Stated problem:
Copy all of the material word for word, except for the pictures.

Given material:

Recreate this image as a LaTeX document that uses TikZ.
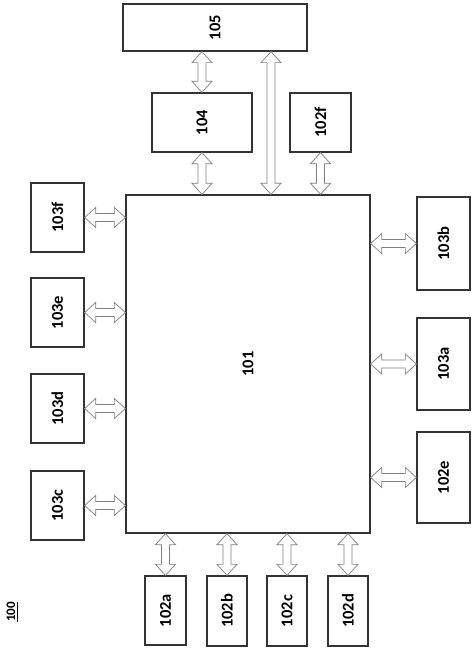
\documentclass[tikz,border=0pt]{standalone}
\usepackage{fontspec}
\setmainfont{Carlito}
\usetikzlibrary{calc}
\tikzset{
  box/.style={draw=black!80, line width=1.3bp, fill=white, rectangle, inner sep=0pt,
    font=\fontsize{16.5bp}{18bp}\selectfont\bfseries},
  arr/.style={draw=black!50, line width=0.7bp, fill=white, line join=miter},
}
\newcommand\varrow[2]{% vertical block double arrow between two points
  \draw[arr] let \p1=(#1), \p2=(#2) in
   (\x1,\y1) -- (\x1+10bp,\y1-11bp) -- (\x1+4bp,\y1-11bp) -- (\x1+4bp,\y2+11bp)
   -- (\x1+10bp,\y2+11bp) -- (\x1,\y2) -- (\x1-10bp,\y2+11bp) -- (\x1-4bp,\y2+11bp)
   -- (\x1-4bp,\y1-11bp) -- (\x1-10bp,\y1-11bp) -- cycle;}
\newcommand\harrow[2]{% horizontal block double arrow, #1 left, #2 right
  \draw[arr] let \p1=(#1), \p2=(#2) in
   (\x1,\y1) -- (\x1+11bp,\y1+10bp) -- (\x1+11bp,\y1+4bp) -- (\x2-11bp,\y1+4bp)
   -- (\x2-11bp,\y1+10bp) -- (\x2,\y1) -- (\x2-11bp,\y1-10bp) -- (\x2-11bp,\y1-4bp)
   -- (\x1+11bp,\y1-4bp) -- (\x1+11bp,\y1-10bp) -- cycle;}
\begin{document}
\begin{tikzpicture}[x=1bp,y=-1bp]
\useasboundingbox[fill=white] (0,0) rectangle (474,650);

\node[box, minimum width=184bp, minimum height=47bp] (n105) at (215,27.5) {\rotatebox{90}{105}};
\node[box, minimum width=100bp, minimum height=59bp] (n104) at (202,122.5) {\rotatebox{90}{104}};
\node[box, minimum width=61bp, minimum height=59bp] (n102f) at (320.5,122.5) {\rotatebox{90}{102f}};
\node[box, minimum width=244bp, minimum height=338bp] (n101) at (248,364) {\rotatebox{90}{101}};

\node[box, minimum width=53bp, minimum height=69bp] (n103f) at (57.5,217.5) {\rotatebox{90}{103f}};
\node[box, minimum width=53bp, minimum height=69bp] (n103e) at (57.5,312.5) {\rotatebox{90}{103e}};
\node[box, minimum width=53bp, minimum height=69bp] (n103d) at (57.5,408.5) {\rotatebox{90}{103d}};
\node[box, minimum width=53bp, minimum height=69bp] (n103c) at (57.5,505.5) {\rotatebox{90}{103c}};

\node[box, minimum width=53bp, minimum height=93bp] (n103b) at (443.5,243.5) {\rotatebox{90}{103b}};
\node[box, minimum width=53bp, minimum height=92bp] (n103a) at (443.5,364) {\rotatebox{90}{103a}};
\node[box, minimum width=53bp, minimum height=91bp] (n102e) at (443.5,477.5) {\rotatebox{90}{102e}};

\node[box, minimum width=41bp, minimum height=69bp] (n102a) at (165.5,610.5) {\rotatebox{90}{102a}};
\node[box, minimum width=40bp, minimum height=70bp] (n102b) at (227,611) {\rotatebox{90}{102b}};
\node[box, minimum width=40bp, minimum height=70bp] (n102c) at (287,611) {\rotatebox{90}{102c}};
\node[box, minimum width=40bp, minimum height=70bp] (n102d) at (348,611) {\rotatebox{90}{102d}};

\node[font=\fontsize{13bp}{15bp}\selectfont\bfseries, inner sep=0pt] (n100) at (12,612) {\rotatebox{90}{\underline{100}}};

\coordinate (bus) at (271,0);

% top arrows
\varrow{n105.south -| n104.north}{n104.north}
\varrow{n104.south}{n101.north -| n104.south}
\varrow{n105.south -| bus}{n101.north -| bus}
\varrow{n102f.south}{n101.north -| n102f.south}

% left arrows
\harrow{n103f.east}{n101.west |- n103f.east}
\harrow{n103e.east}{n101.west |- n103e.east}
\harrow{n103d.east}{n101.west |- n103d.east}
\harrow{n103c.east}{n101.west |- n103c.east}

% right arrows
\harrow{n101.east |- n103b.west}{n103b.west}
\harrow{n101.east |- n103a.west}{n103a.west}
\harrow{n101.east |- n102e.west}{n102e.west}

% bottom arrows
\varrow{n101.south -| n102a.north}{n102a.north}
\varrow{n101.south -| n102b.north}{n102b.north}
\varrow{n101.south -| n102c.north}{n102c.north}
\varrow{n101.south -| n102d.north}{n102d.north}
\end{tikzpicture}
\end{document}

Answer in full:
Recreate this image as a LaTeX document that uses TikZ.
\documentclass[tikz,border=0pt]{standalone}
\usepackage{fontspec}
\setmainfont{Carlito}
\usetikzlibrary{calc}
\tikzset{
  box/.style={draw=black!80, line width=1.3bp, fill=white, rectangle, inner sep=0pt,
    font=\fontsize{16.5bp}{18bp}\selectfont\bfseries},
  arr/.style={draw=black!50, line width=0.7bp, fill=white, line join=miter},
}
\newcommand\varrow[2]{% vertical block double arrow between two points
  \draw[arr] let \p1=(#1), \p2=(#2) in
   (\x1,\y1) -- (\x1+10bp,\y1-11bp) -- (\x1+4bp,\y1-11bp) -- (\x1+4bp,\y2+11bp)
   -- (\x1+10bp,\y2+11bp) -- (\x1,\y2) -- (\x1-10bp,\y2+11bp) -- (\x1-4bp,\y2+11bp)
   -- (\x1-4bp,\y1-11bp) -- (\x1-10bp,\y1-11bp) -- cycle;}
\newcommand\harrow[2]{% horizontal block double arrow, #1 left, #2 right
  \draw[arr] let \p1=(#1), \p2=(#2) in
   (\x1,\y1) -- (\x1+11bp,\y1+10bp) -- (\x1+11bp,\y1+4bp) -- (\x2-11bp,\y1+4bp)
   -- (\x2-11bp,\y1+10bp) -- (\x2,\y1) -- (\x2-11bp,\y1-10bp) -- (\x2-11bp,\y1-4bp)
   -- (\x1+11bp,\y1-4bp) -- (\x1+11bp,\y1-10bp) -- cycle;}
\begin{document}
\begin{tikzpicture}[x=1bp,y=-1bp]
\useasboundingbox[fill=white] (0,0) rectangle (474,650);

\node[box, minimum width=184bp, minimum height=47bp] (n105) at (215,27.5) {\rotatebox{90}{105}};
\node[box, minimum width=100bp, minimum height=59bp] (n104) at (202,122.5) {\rotatebox{90}{104}};
\node[box, minimum width=61bp, minimum height=59bp] (n102f) at (320.5,122.5) {\rotatebox{90}{102f}};
\node[box, minimum width=244bp, minimum height=338bp] (n101) at (248,364) {\rotatebox{90}{101}};

\node[box, minimum width=53bp, minimum height=69bp] (n103f) at (57.5,217.5) {\rotatebox{90}{103f}};
\node[box, minimum width=53bp, minimum height=69bp] (n103e) at (57.5,312.5) {\rotatebox{90}{103e}};
\node[box, minimum width=53bp, minimum height=69bp] (n103d) at (57.5,408.5) {\rotatebox{90}{103d}};
\node[box, minimum width=53bp, minimum height=69bp] (n103c) at (57.5,505.5) {\rotatebox{90}{103c}};

\node[box, minimum width=53bp, minimum height=93bp] (n103b) at (443.5,243.5) {\rotatebox{90}{103b}};
\node[box, minimum width=53bp, minimum height=92bp] (n103a) at (443.5,364) {\rotatebox{90}{103a}};
\node[box, minimum width=53bp, minimum height=91bp] (n102e) at (443.5,477.5) {\rotatebox{90}{102e}};

\node[box, minimum width=41bp, minimum height=69bp] (n102a) at (165.5,610.5) {\rotatebox{90}{102a}};
\node[box, minimum width=40bp, minimum height=70bp] (n102b) at (227,611) {\rotatebox{90}{102b}};
\node[box, minimum width=40bp, minimum height=70bp] (n102c) at (287,611) {\rotatebox{90}{102c}};
\node[box, minimum width=40bp, minimum height=70bp] (n102d) at (348,611) {\rotatebox{90}{102d}};

\node[font=\fontsize{13bp}{15bp}\selectfont\bfseries, inner sep=0pt] (n100) at (12,612) {\rotatebox{90}{\underline{100}}};

\coordinate (bus) at (271,0);

% top arrows
\varrow{n105.south -| n104.north}{n104.north}
\varrow{n104.south}{n101.north -| n104.south}
\varrow{n105.south -| bus}{n101.north -| bus}
\varrow{n102f.south}{n101.north -| n102f.south}

% left arrows
\harrow{n103f.east}{n101.west |- n103f.east}
\harrow{n103e.east}{n101.west |- n103e.east}
\harrow{n103d.east}{n101.west |- n103d.east}
\harrow{n103c.east}{n101.west |- n103c.east}

% right arrows
\harrow{n101.east |- n103b.west}{n103b.west}
\harrow{n101.east |- n103a.west}{n103a.west}
\harrow{n101.east |- n102e.west}{n102e.west}

% bottom arrows
\varrow{n101.south -| n102a.north}{n102a.north}
\varrow{n101.south -| n102b.north}{n102b.north}
\varrow{n101.south -| n102c.north}{n102c.north}
\varrow{n101.south -| n102d.north}{n102d.north}
\end{tikzpicture}
\end{document}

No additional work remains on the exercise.